Common mistakes I see in new auditor training programs

Started by Randy Dawson — 1 year ago — 15 views
After reviewing training programs at several firms across Tennessee and surrounding states, I'm seeing some recurring issues that limit new auditor effectiveness. Thought I'd share observations and see if others notice similar patterns. Biggest problem: rushing to software training before building foundational utility knowledge. Too many programs teach people to use audit software without understanding what they're actually analyzing. Result is auditors who can run reports but can't interpret results or spot red flags that software might miss. Takes 2-3 years to unlearn bad habits versus 6 months to build good ones from the start.
Randy - absolutely agree on the foundation issue. Here in Memphis I see junior auditors who can navigate billing software like pros but couldn't explain why a customer's demand charge doubled during low-usage months. They're taught to look for percentage variances without understanding what causes legitimate bill fluctuations versus actual errors. I've started requiring 40 hours of tariff reading and bill analysis before they touch any software. Slower start but much better long-term results. What other patterns are you seeing?

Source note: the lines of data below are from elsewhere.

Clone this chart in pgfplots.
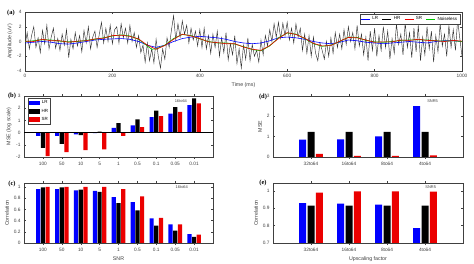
\documentclass[border=0pt]{standalone}
\usepackage{pgfplots}
\pgfplotsset{compat=1.18}
\usepackage{fontspec}
\setmainfont{Liberation Sans}
\newfontfamily\seriffont{Liberation Serif}
\definecolor{mblue}{rgb}{0,0,1}
\definecolor{mred}{rgb}{0.92,0,0}
\definecolor{mgreen}{rgb}{0,0.78,0}
\definecolor{axgray}{gray}{0.25}
\tikzset{
 tag/.style={font=\fontsize{4}{5}\selectfont, text=axgray},
 plab/.style={font=\seriffont\fontsize{6.5}{7}\selectfont\bfseries},
}
\pgfplotsset{
 /pgfplots/ybar legend/.style={/pgfplots/legend image code/.code={\fill[##1] (0bp,-2.3bp) rectangle (11bp,2.3bp);}},
 myax/.style={scale only axis, anchor=south west,
   axis line style={axgray, line width=0.4bp},
   every tick/.style={axgray, line width=0.35bp},
   tick align=inside, major tick length=2bp,
   ticklabel style={font=\fontsize{4.8}{5.5}\selectfont, text=axgray},
   label style={font=\fontsize{5.3}{6}\selectfont, text=axgray},
   /pgf/number format/assume math mode=true,
   /pgf/number format/1000 sep={},
   xlabel style={yshift=2bp}, ylabel style={yshift=-2bp},
 },
 barax/.style={myax, ybar=0.5bp, bar width=4.2bp, xmin=0, xmax=10, xtick={1,...,9},
   xticklabels={100,50,10,5,1,0.5,0.1,0.05,0.01}},
 catax/.style={myax, ybar=1.3bp, bar width=7bp, xmin=0, xmax=5, xtick={1,2,3,4},
   xticklabels={32to64,16to64,8to64,4to64}},
}
\begin{document}
\begin{tikzpicture}[x=1bp,y=1bp]
% ---------------- (a)
\begin{axis}[myax, at={(25bp,193bp)}, width=437bp, height=59bp,
  xmin=0, xmax=1000, ymin=-4, ymax=4, xtick={0,200,...,1000}, ytick={-4,-2,0,2,4},
  xlabel={Time (ms)}, ylabel={Amplitude (uV)},
  legend style={at={(0.995,0.965)}, anchor=north east, legend columns=4,
    font=\fontsize{4.5}{5}\selectfont, inner sep=0.6bp, draw=axgray, line width=0.3bp,
    /tikz/every even column/.append style={column sep=2bp}},
  legend image code/.code={\draw[#1] (0bp,0bp) -- (9bp,0bp);}]
\addplot[black!80, line width=0.45bp, forget plot] coordinates {
(0,-0.5)(5,1.2)(10,-1.0)(15,0.8)(20,2.0)(25,-0.8)(30,0.5)(35,-1.5)(40,1.5)(45,-0.3)
(50,2.2)(55,-1.0)(60,0.6)(65,1.8)(70,-0.9)(75,0.4)(80,-1.2)(85,1.0)(90,-0.5)(95,1.6)
(100,-2.2)(105,0.3)(110,-1.0)(115,1.2)(120,-0.6)(125,0.8)(130,-1.4)(135,1.5)(140,-0.2)(145,2.0)
(150,-1.0)(155,0.6)(160,1.4)(165,-0.8)(170,1.0)(175,2.6)(180,-0.2)(185,1.8)(190,0.0)(195,2.2)
(200,-0.3)(205,1.6)(210,2.0)(215,-0.2)(220,2.4)(225,0.5)(230,1.8)(235,-0.2)(240,2.2)(245,0.0)
(250,1.2)(255,-0.8)(260,0.8)(265,-1.5)(270,-0.5)(275,-2.8)(280,-0.2)(285,-2.6)(290,-1.0)(295,-2.9)
(300,0.3)(305,-2.0)(310,-3.6)(315,-1.0)(320,-2.4)(325,0.5)(330,-0.8)(335,1.5)(340,3.5)(345,0.2)
(350,2.4)(355,0.6)(360,2.8)(365,1.0)(370,2.2)(375,-0.2)(380,1.8)(385,0.2)(390,1.4)(395,-0.6)
(400,1.6)(405,-0.8)(410,1.8)(415,-1.0)(420,0.8)(425,-1.6)(430,1.0)(435,-0.8)(440,1.4)(445,-2.0)
(450,0.5)(455,-1.5)(460,1.2)(465,-2.5)(470,-0.3)(475,-1.8)(480,0.8)(485,-3.0)(490,-1.0)(495,-3.6)
(500,-0.5)(505,-2.4)(510,0.5)(515,-2.6)(520,-0.4)(525,-2.0)(530,-1.2)(535,-2.8)(540,0.2)(545,-1.8)
(550,0.8)(555,-0.6)(560,1.6)(565,0.0)(570,2.4)(575,0.6)(580,2.6)(585,0.4)(590,2.5)(595,0.8)
(600,2.6)(605,0.2)(610,1.8)(615,-0.2)(620,2.4)(625,0.6)(630,1.8)(635,-1.2)(640,1.0)(645,-1.6)
(650,0.8)(655,-2.0)(660,0.6)(665,-1.6)(670,-2.6)(675,-0.2)(680,-1.2)(685,-2.4)(690,0.0)(695,-2.0)
(700,0.5)(705,-1.6)(710,1.2)(715,-0.8)(720,1.0)(725,-1.0)(730,1.6)(735,-0.4)(740,2.0)(745,0.0)
(750,1.2)(755,-1.0)(760,2.2)(765,-0.6)(770,1.0)(775,-1.8)(780,0.6)(785,-2.6)(790,1.4)(795,-1.2)
(800,1.8)(805,-2.0)(810,0.8)(815,-1.2)(820,2.0)(825,-0.8)(830,1.4)(835,-2.4)(840,0.4)(845,-1.6)
(850,2.4)(855,-0.4)(860,1.0)(865,-1.8)(870,2.6)(875,-0.8)(880,1.2)(885,-2.2)(890,1.8)(895,-1.4)
(900,2.2)(905,-2.6)(910,0.6)(915,-1.8)(920,2.0)(925,-1.0)(930,1.4)(935,-2.8)(940,0.8)(945,-1.4)
(950,2.4)(955,-0.6)(960,1.0)(965,-2.0)(970,2.2)(975,-0.8)(980,1.6)(985,-1.2)(990,2.9)(995,0.4)(1000,-2.0)};
\addplot[mblue, line width=0.6bp, forget plot] coordinates {
(0,-0.2)(20,-0.1)(40,0.0)(60,-0.1)(80,-0.3)(100,-0.35)(120,-0.2)(140,0.0)(160,0.2)(180,0.3)
(200,0.35)(220,0.4)(240,0.3)(260,0.0)(280,-0.5)(300,-0.8)(320,-0.5)(340,0.0)(360,0.4)(380,0.6)
(400,0.7)(420,0.6)(440,0.5)(460,0.3)(480,0.0)(500,-0.2)(520,-0.3)(540,-0.2)(560,0.1)(580,0.5)
(600,0.6)(620,0.5)(640,0.3)(660,0.0)(680,-0.2)(700,-0.3)(720,-0.1)(740,0.2)(760,0.1)(780,-0.1)
(800,-0.2)(820,-0.3)(840,-0.2)(860,-0.1)(880,0.0)(900,-0.1)(920,-0.2)(940,0.0)(960,0.1)(980,0.1)(1000,0.0)};
\addplot[mgreen, line width=0.7bp, forget plot] coordinates {
(0,0.0)(20,0.1)(40,0.25)(60,0.2)(80,0.05)(100,-0.05)(120,0.0)(140,0.15)(160,0.3)(180,0.5)
(200,0.75)(220,0.9)(240,0.75)(260,0.3)(280,-0.6)(290,-1.05)(300,-1.0)(320,-0.5)(340,0.4)(360,0.95)(380,0.8)
(400,0.35)(420,0.0)(440,-0.2)(460,-0.2)(480,-0.35)(500,-0.7)(520,-1.1)(540,-1.25)(560,-0.6)(580,0.5)
(600,1.15)(620,1.0)(640,0.4)(660,-0.3)(680,-0.65)(700,-0.5)(720,0.0)(740,0.6)(760,0.55)(780,0.15)
(800,-0.05)(820,-0.1)(840,0.0)(860,0.15)(880,0.2)(900,0.25)(920,0.2)(940,0.1)(960,0.05)(980,0.1)(1000,0.0)};
\addplot[mred, line width=0.6bp, forget plot] coordinates {
(0,0.05)(20,0.0)(40,0.3)(60,0.1)(80,0.1)(100,-0.1)(120,0.05)(140,0.1)(160,0.35)(180,0.45)
(200,0.8)(220,0.85)(240,0.7)(260,0.35)(280,-0.5)(300,-1.05)(320,-0.55)(340,0.3)(360,1.0)(380,0.75)
(400,0.4)(420,-0.05)(440,-0.15)(460,-0.3)(480,-0.3)(500,-0.75)(520,-1.05)(540,-1.2)(560,-0.55)(580,0.4)
(600,1.2)(620,0.95)(640,0.45)(660,-0.25)(680,-0.6)(700,-0.55)(720,0.05)(740,0.55)(760,0.5)(780,0.2)
(800,-0.1)(820,-0.05)(840,-0.05)(860,0.2)(880,0.15)(900,0.3)(920,0.15)(940,0.1)(960,0.0)(980,0.15)(1000,0.05)};
\addlegendimage{mblue, line width=0.6bp}\addlegendentry{LR}
\addlegendimage{black, line width=0.6bp}\addlegendentry{HR}
\addlegendimage{mred, line width=0.6bp}\addlegendentry{SR}
\addlegendimage{mgreen, line width=0.6bp}\addlegendentry{Noiseless}
\end{axis}
% ---------------- (b)
\begin{axis}[barax, at={(24bp,107bp)}, width=189bp, height=61bp,
  ymin=-2, ymax=3, ytick={-2,-1,0,1,2,3}, ylabel={MSE (log scale)},
  legend style={at={(0.02,0.965)}, anchor=north west, legend columns=1,
    font=\fontsize{4.5}{5}\selectfont, inner sep=0.6bp, draw=axgray, line width=0.3bp,
    row sep=-0.5bp}]
\addplot[fill=mblue, draw=none] coordinates {(1,-0.27)(2,-0.27)(3,-0.15)(4,-0.05)(5,0.38)(6,0.6)(7,1.27)(8,1.55)(9,2.25)};
\addplot[fill=black, draw=none] coordinates {(1,-1.25)(2,-0.92)(3,-0.2)(4,0.08)(5,0.78)(6,1.08)(7,1.8)(8,2.08)(9,2.8)};
\addplot[fill=mred, draw=none] coordinates {(1,-1.92)(2,-1.6)(3,-1.43)(4,-1.38)(5,-0.27)(6,0.45)(7,1.35)(8,1.7)(9,2.4)};
\legend{LR,HR,SR}
\addplot[black, line width=0.4bp, sharp plot, forget plot] coordinates {(0,0)(10,0)};
\node[tag] at (axis cs:8.3,2.6) {16to64};
\end{axis}
% ---------------- (c)
\begin{axis}[barax, at={(24bp,21bp)}, width=189bp, height=60bp,
  ymin=0, ymax=1.07, ytick={0,0.2,0.4,0.6,0.8,1}, ylabel={Correlation}, xlabel={SNR}]
\addplot[fill=mblue, draw=none] coordinates {(1,0.96)(2,0.96)(3,0.94)(4,0.93)(5,0.82)(6,0.73)(7,0.44)(8,0.33)(9,0.16)};
\addplot[fill=black, draw=none] coordinates {(1,0.99)(2,0.99)(3,0.95)(4,0.91)(5,0.71)(6,0.58)(7,0.31)(8,0.22)(9,0.11)};
\addplot[fill=mred, draw=none] coordinates {(1,1.0)(2,1.0)(3,1.0)(4,1.0)(5,0.96)(6,0.83)(7,0.45)(8,0.33)(9,0.15)};
\node[tag] at (axis cs:8.35,1.0) {16to64};
\end{axis}
% ---------------- (d)
\begin{axis}[catax, at={(273bp,107bp)}, width=190bp, height=61bp,
  ymin=0, ymax=3, ytick={0,1,2,3}, ylabel={MSE}]
\addplot[fill=mblue, draw=none] coordinates {(1,0.85)(2,0.87)(3,1.02)(4,2.5)};
\addplot[fill=black, draw=none] coordinates {(1,1.23)(2,1.23)(3,1.23)(4,1.23)};
\addplot[fill=mred, draw=none] coordinates {(1,0.15)(2,0.05)(3,0.05)(4,0.08)};
\node[tag] at (axis cs:4.2,2.75) {SNR5};
\end{axis}
% ---------------- (e)
\begin{axis}[catax, at={(273bp,21bp)}, width=190bp, height=60bp,
  ymin=0.7, ymax=1.045, ytick={0.7,0.8,0.9,1}, ylabel={Correlation}, xlabel={Upscaling factor}]
\addplot[fill=mblue, draw=none] coordinates {(1,0.93)(2,0.927)(3,0.92)(4,0.785)};
\addplot[fill=black, draw=none] coordinates {(1,0.915)(2,0.915)(3,0.915)(4,0.915)};
\addplot[fill=mred, draw=none] coordinates {(1,0.99)(2,0.997)(3,0.997)(4,0.995)};
\node[tag] at (axis cs:4.15,1.02) {SNR5};
\end{axis}
\node[plab] at (11bp,251bp) {(a)};
\node[plab] at (12bp,168bp) {(b)};
\node[plab] at (12bp,80bp) {(c)};
\node[plab] at (263bp,167bp) {(d)};
\node[plab] at (263bp,81bp) {(e)};
\pgfresetboundingbox
\useasboundingbox (0bp,0bp) rectangle (474bp,264bp);
\end{tikzpicture}
\end{document}
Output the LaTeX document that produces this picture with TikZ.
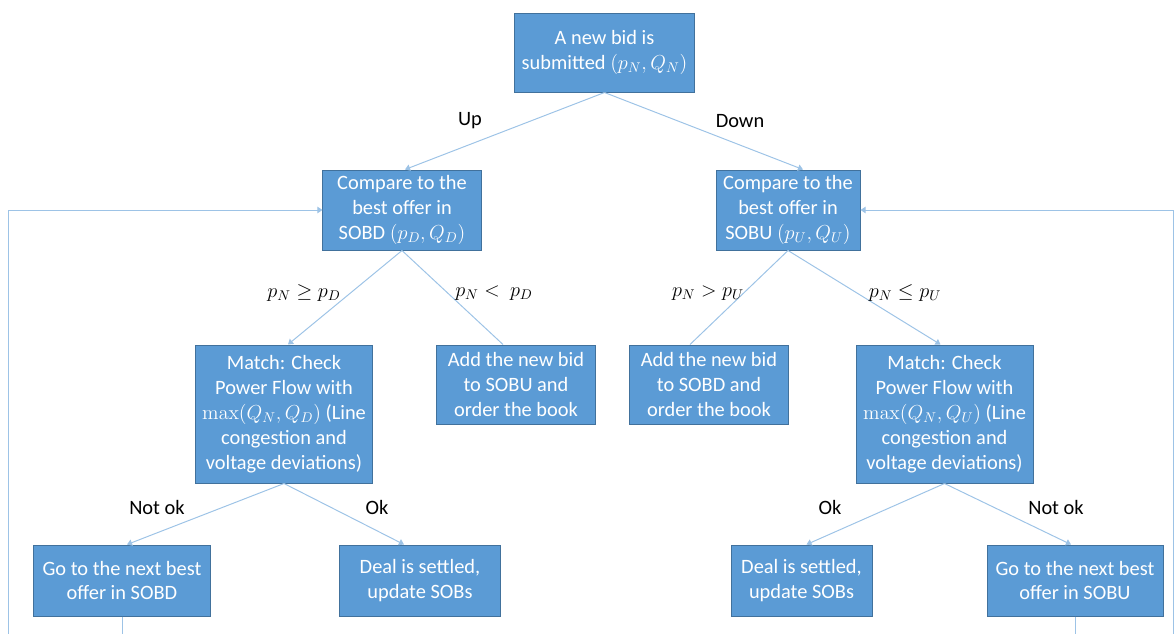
\documentclass[tikz,border=0pt]{standalone}
\usepackage[no-math]{fontspec}
\setmainfont{Carlito}
\usepackage{amsmath}
\usetikzlibrary{arrows.meta}
\definecolor{cBox}  {RGB}{ 91,155,213}
\definecolor{cBord} {RGB}{ 65,113,156}
\definecolor{cLine} {RGB}{157,195,230}

\begin{document}
\begin{tikzpicture}[
  x=0.025cm, y=-0.025cm,
  %% ── blue process block ────────────────────────────────────────────────
  B/.style={
    draw=cBord, fill=cBox, line width=0.7pt,
    align=center, text=white, inner sep=2pt,
    font=\fontsize{14.5}{17.7}\selectfont
  },
  %% ── connector with arrow ──────────────────────────────────────────────
  A/.style={-{Triangle[length=3.6pt,width=4.6pt]}, line width=0.7pt, draw=cLine},
  %% ── connector without arrow ───────────────────────────────────────────
  P/.style={line width=0.7pt, draw=cLine},
  %% ── branch label ──────────────────────────────────────────────────────
  L/.style={font=\fontsize{14.5}{17.7}\selectfont, text=black, inner sep=1pt},
]
\useasboundingbox (0,0) rectangle (1174,633);

%% ═══════════════════════════════════════════════════════════════════════
%%  BLOCKS
%% ═══════════════════════════════════════════════════════════════════════

\node[B, minimum width=4.475cm, minimum height=1.975cm] (bid) at (604.5,52.5)
  {A new bid is\\submitted $(p_N,Q_N)$};

\node[B, minimum width=3.95cm, minimum height=2cm] (cmpD) at (402,210)
  {Compare to the\\best offer in\\SOBD $(p_D,Q_D)$};
\node[B, minimum width=3.6cm, minimum height=2cm] (cmpU) at (788,210)
  {Compare to the\\best offer in\\SOBU $(p_U,Q_U)$};

\node[B, minimum width=4.4cm, minimum height=3.45cm] (matchD) at (284,414)
  {Match: Check\\Power Flow with\\$\max(Q_N,Q_D)$ (Line\\congestion and\\voltage deviations)};
\node[B, minimum width=3.95cm, minimum height=1.975cm] (addU) at (516,384.5)
  {Add the new bid\\to SOBU and\\order the book};
\node[B, minimum width=3.95cm, minimum height=1.975cm] (addD) at (709,384.5)
  {Add the new bid\\to SOBD and\\order the book};
\node[B, minimum width=4.425cm, minimum height=3.45cm] (matchU) at (944.5,414)
  {Match: Check\\Power Flow with\\$\max(Q_N,Q_U)$ (Line\\congestion and\\voltage deviations)};

\node[B, minimum width=4.4cm, minimum height=1.775cm] (nextD) at (122,580.5)
  {Go to the next best\\offer in SOBD};
\node[B, minimum width=4cm, minimum height=1.775cm] (dealD) at (420,580.5)
  {Deal is settled,\\update SOBs};
\node[B, minimum width=3.525cm, minimum height=1.775cm] (dealU) at (801.5,580.5)
  {Deal is settled,\\update SOBs};
\node[B, minimum width=4.4cm, minimum height=1.775cm] (nextU) at (1075,580.5)
  {Go to the next best\\offer in SOBU};

%% ═══════════════════════════════════════════════════════════════════════
%%  CONNECTORS
%% ═══════════════════════════════════════════════════════════════════════

\draw[A] (bid.south) -- ([xshift=0.075cm]cmpD.north);
\draw[A] (bid.south) -- ([xshift=0.375cm]cmpU.north);

\draw[A] (cmpD.south) -- ([xshift=0.1cm]matchD.north);
\draw[P] (cmpD.south) -- ([xshift=-0.325cm]addU.north);
\draw[P] (cmpU.south) -- ([xshift=-0.475cm]addD.north);
\draw[A] (cmpU.south) -- ([xshift=-0.1cm]matchU.north);

\draw[A] (matchD.south) -- ([xshift=0.125cm]nextD.north);
\draw[A] (matchD.south) -- ([xshift=-0.4cm]dealD.north);
\draw[A] (matchU.south) -- ([xshift=0.125cm]dealU.north);
\draw[A] (matchU.south) -- ([xshift=-0.1cm]nextU.north);

%% loops back to the order books (cut at the page edge)
\begin{scope}
  \clip (0,0) rectangle (1174,633);
  \coordinate (loopD) at (8,660);
  \coordinate (loopU) at (1173,660);
  \draw[A] (nextD.south) |- (loopD) |- (cmpD.west);
  \draw[A] (nextU.south) |- (loopU) |- (cmpU.east);
\end{scope}

%% ═══════════════════════════════════════════════════════════════════════
%%  LABELS
%% ═══════════════════════════════════════════════════════════════════════

\node[L] (lUp)   at (470,121) {Up};
\node[L] (lDown) at (740,121) {Down};

\node[L] (lGeD) at (304,293) {$p_N \geq p_D$};
\node[L] (lLtD) at (494,293) {$p_N <\ p_D$};
\node[L] (lGtU) at (708,293) {$p_N > p_U$};
\node[L] (lLeU) at (905,293) {$p_N \leq p_U$};

\node[L] (lNokD) at (157,507) {Not ok};
\node[L] (lOkD)  at (377,507) {Ok};
\node[L] (lOkU)  at (830,507) {Ok};
\node[L] (lNokU) at (1056,507) {Not ok};

\end{tikzpicture}
\end{document}
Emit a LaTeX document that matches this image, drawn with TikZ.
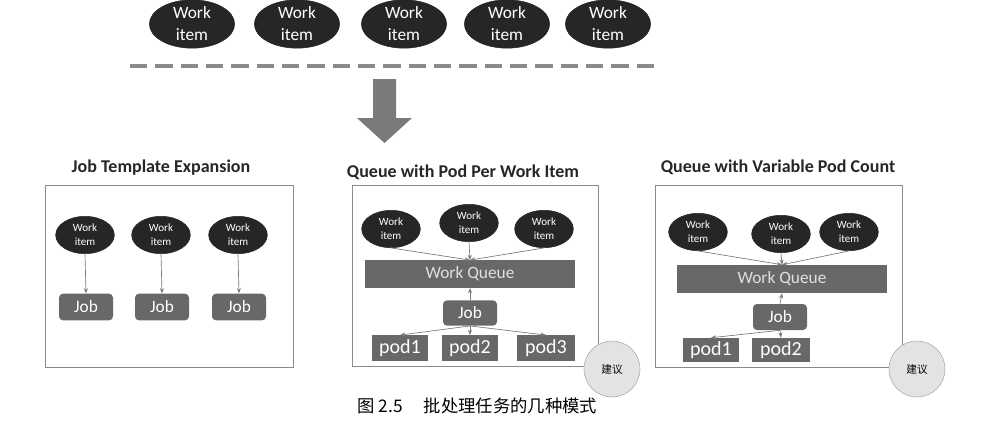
\documentclass[tikz,border=0pt]{standalone}
\usepackage{fontspec}
\setmainfont{Carlito}
\newfontfamily\cjk{Noto Sans CJK SC}
\usetikzlibrary{shapes.geometric,arrows.meta}
\definecolor{dark}{HTML}{262626}
\definecolor{boxg}{HTML}{686868}
\definecolor{lineg}{HTML}{8A8A8A}
\definecolor{arrg}{HTML}{7A7A7A}
\tikzset{
  bigitem/.style={ellipse,fill=dark,draw=dark,minimum width=64pt,minimum height=35pt,inner sep=0pt,align=center,text=white,font=\fontsize{13}{16.5}\selectfont},
  smallitem/.style={ellipse,fill=dark,draw=dark,minimum width=44pt,minimum height=28pt,inner sep=0pt,align=center,text=white,font=\fontsize{8.3}{10.3}\selectfont},
  gbox/.style={rectangle,fill=boxg,inner sep=0pt,text=white,font=\fontsize{13}{14}\selectfont},
  podbox/.style={gbox,font=\fontsize{15}{16}\selectfont},
  panel/.style={draw=lineg,line width=0.6pt},
  title/.style={font=\bfseries\fontsize{13.5}{15}\selectfont,text=black!85},
  conn/.style={draw=arrg,line width=0.5pt,-{Stealth[length=4pt,width=3pt]}},
  advice/.style={circle,draw=gray!70,fill=gray!22,minimum size=42pt,inner sep=0pt,font=\cjk\fontsize{8}{9}\selectfont}
}
\begin{document}
\begin{tikzpicture}[x=0.75pt,y=-0.75pt]
\useasboundingbox (0,0) rectangle (1003,444);
% top work items
\foreach \i/\x in {1/192,2/297,3/404,4/507,5/608}
  \node[bigitem] (t\i) at (\x,24) {Work\\item};
\draw[lineg,line width=2.6pt,dash pattern=on 13pt off 6pt] (130,66) -- (656,66);
\fill[arrg] (373,79) -- (396,79) -- (396,118) -- (412,118) -- (384.5,143) -- (357,118) -- (373,118) -- cycle;

% panel 1
\node[title] (ttl1) at (161,168) {Job Template Expansion};
\draw[panel] (45,185) rectangle (293,367);
\foreach \i/\x in {1/85,2/161,3/238}{
  \node[smallitem] (a\i) at (\x,235) {Work\\item};
  \node[gbox,minimum width=40.5pt,minimum height=20pt,rounded corners=3pt] (j\i) at (\x+1,307) {Job};
  \draw[conn] (a\i.south) -- (j\i.north);
}

% panel 2
\node[title] (ttl2) at (463,172) {Queue with Pod Per Work Item};
\draw[panel] (352,185) rectangle (598,366);
\node[smallitem] (b1) at (391,229) {Work\\item};
\node[smallitem] (b2) at (469,223) {Work\\item};
\node[smallitem] (b3) at (544,229) {Work\\item};
\node[gbox,minimum width=157.5pt,minimum height=20.5pt,text=white!88!black] (wq2) at (470,274) {Work Queue};
\node[gbox,minimum width=40.5pt,minimum height=19pt,rounded corners=3pt] (jb2) at (470,313) {Job};
\node[podbox,minimum width=42pt,minimum height=19pt] (p21) at (400,348) {pod1};
\node[podbox,minimum width=42pt,minimum height=19pt] (p22) at (470,348) {pod2};
\node[podbox,minimum width=43pt,minimum height=19pt] (p23) at (546,348) {pod3};
\foreach \e in {b1,b2,b3} \draw[conn] (\e.south) -- (wq2.north);
\draw[conn] (jb2.north) -- (wq2.south);
\foreach \p in {p21,p22,p23} \draw[conn] (jb2.south) -- (\p.north);
\node[advice] (adv2) at (612,369) {建议};

% panel 3
\node[title] (ttl3) at (778,167) {Queue with Variable Pod Count};
\draw[panel] (655,185) rectangle (902,367);
\node[smallitem] (c1) at (698,232) {Work\\item};
\node[smallitem] (c2) at (781,234) {Work\\item};
\node[smallitem] (c3) at (849,232) {Work\\item};
\node[gbox,minimum width=157.5pt,minimum height=21pt,text=white!88!black] (wq3) at (782,279) {Work Queue};
\node[gbox,minimum width=40.5pt,minimum height=19.5pt,rounded corners=3pt] (jb3) at (780,317) {Job};
\node[podbox,minimum width=42pt,minimum height=18pt] (p31) at (711,350) {pod1};
\node[podbox,minimum width=43pt,minimum height=18pt] (p32) at (781,350) {pod2};
\foreach \e in {c1,c2,c3} \draw[conn] (\e.south) -- (wq3.north);
\draw[conn] (jb3.north) -- (wq3.south);
\foreach \p in {p31,p32} \draw[conn] (jb3.south) -- (\p.north);
\node[advice] (adv3) at (917,369) {建议};

% caption
\node[font=\cjk\fontsize{13}{15}\selectfont,anchor=west] (cap) at (353,406) {图 2.5\hspace{1.2em}批处理任务的几种模式};
\end{tikzpicture}
\end{document}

Second major issue I see: inadequate customer communication training. Technical skills get 90% of training time, professional skills get maybe 10%. Then we wonder why customers complain about auditors being rude, pushy, or unable to explain findings clearly. Had a client last month refuse to work with one of our junior auditors because he couldn't explain a $3,200 billing error without using technical jargon. Lost credibility and nearly lost the account. Communication skills aren't optional - they're core competencies that should be emphasized from day one.
Paula's communication point hits home. Georgia Power territory work requires constant customer interaction and I've learned that technical accuracy means nothing if you can't build trust and explain findings clearly. Third issue I'd add: insufficient emphasis on documentation standards. New auditors often focus on finding errors but don't document their analysis process well enough for review or potential disputes. I require detailed audit trails showing exactly how they reached conclusions, including dead ends and eliminated possibilities. Builds analytical rigor and protects everyone if findings are challenged later.
Eleanor makes a great point about documentation. I'd add another pattern: unrealistic productivity expectations during training. Firms want new auditors billing hours quickly, so training gets compressed or skipped entirely. Better to invest 3-4 months in proper foundation building than spend 2 years fixing mistakes and rebuilding customer relationships. TVA territory work is complex enough without rushing people into situations they're not prepared for. Quality training takes time, and clients deserve auditors who actually understand what they're doing, not just people who can generate reports.
Dale hits a crucial point about productivity pressure. I see firms cutting training corners to get people billable faster, then spending more time fixing problems than proper training would have taken. Fifth pattern: lack of ongoing mentorship after initial training. People complete a 6-week program then get thrown into complex audits with minimal support. Junior auditors need decreasing supervision over 12-18 months, not just initial training then sink-or-swim independence. Mentorship is an investment that pays dividends in auditor quality and retention.
Randy - this thread is gold. Question: what would you consider ideal training timeline for someone with general business background but new to utility auditing? I'm designing a program for Pacific Power territory work and want to avoid these pitfalls. Thinking 2 weeks utility fundamentals, 3 weeks rate analysis, 2 weeks software, then 6 months supervised fieldwork with weekly mentorship sessions. Too conservative or about right for building solid foundation?
Duane - your timeline looks solid for comprehensive training. I'd add two elements: customer service/communication module early in the process, and quarterly assessments during the supervised period with clear competency benchmarks. Also consider pairing each trainee with an experienced auditor for their first 50-75 customer interactions. Shadowing builds confidence and professional judgment better than classroom instruction. The firms doing this right treat training as 12-month investment, not 6-week expense. Your approach should produce much better long-term results.
This whole discussion reinforces why CUBA certification matters so much. Standardized competency requirements force better training programs. Too many firms wing it with informal training that varies wildly in quality. Randy, appreciate you sharing these observations - helps those of us developing training programs avoid common mistakes. The industry benefits when we all commit to higher standards for new auditor development. Professional certification should be the norm, not the exception.